June 7, 2001
Haines, Luke : Christie Malry's own double entry
Black Box Recorder man's ace film score
8 / 10
Christie Malry is the perfect figurehead for our post-No Logo, Jon Ronson-saturated times. Underrated absurdist novelist BS Johnson created him in the early-'70s as the ultimate expression of a kind of little man kicking against the pricks in a wholly logical fashion which spins hilariously out of control. A cultural terrorist out to reclaim the debt he sees society owes him, it's no wonder Luke Haines, a man who's made a career out of skewering fools on beautifully spiteful lyrical barbs, was approached to write the
film's soundtrack.
The film is by the by. Nick Moran stars so it's destined to be shit. Get the masterful book, get this album, that's all you need. This is one of the best things Haines has done for ages, certainly since the tragically ignored 'After Murder Park'.
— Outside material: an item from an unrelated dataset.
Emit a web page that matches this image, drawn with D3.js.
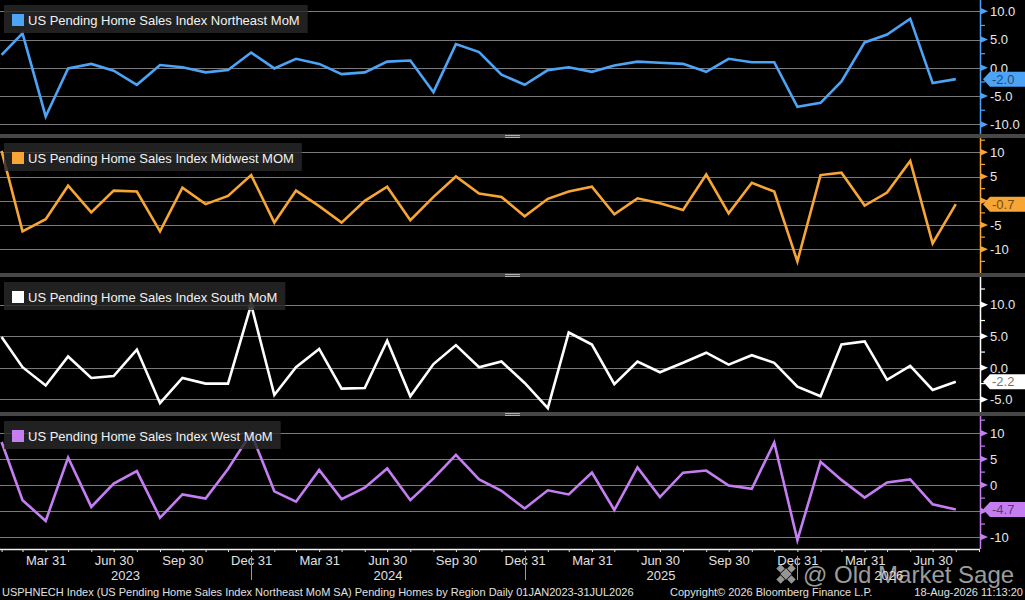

It's like the best bits of all the bands he's formed: there are the glammy new wave angles of The Auteurs on 'Discomania', the icy minimalism of Black Box Recorder on 'England Scotland And Wales', and Baader Meinhof's ragged noise on the astonishing Nick Lowe cover 'I Love The Sound Of Breaking Glass'. In between these, he rejigs 'In The Bleak Midwinter' and even dallies with trance, not unsuccessfully, on 'Essexmania'.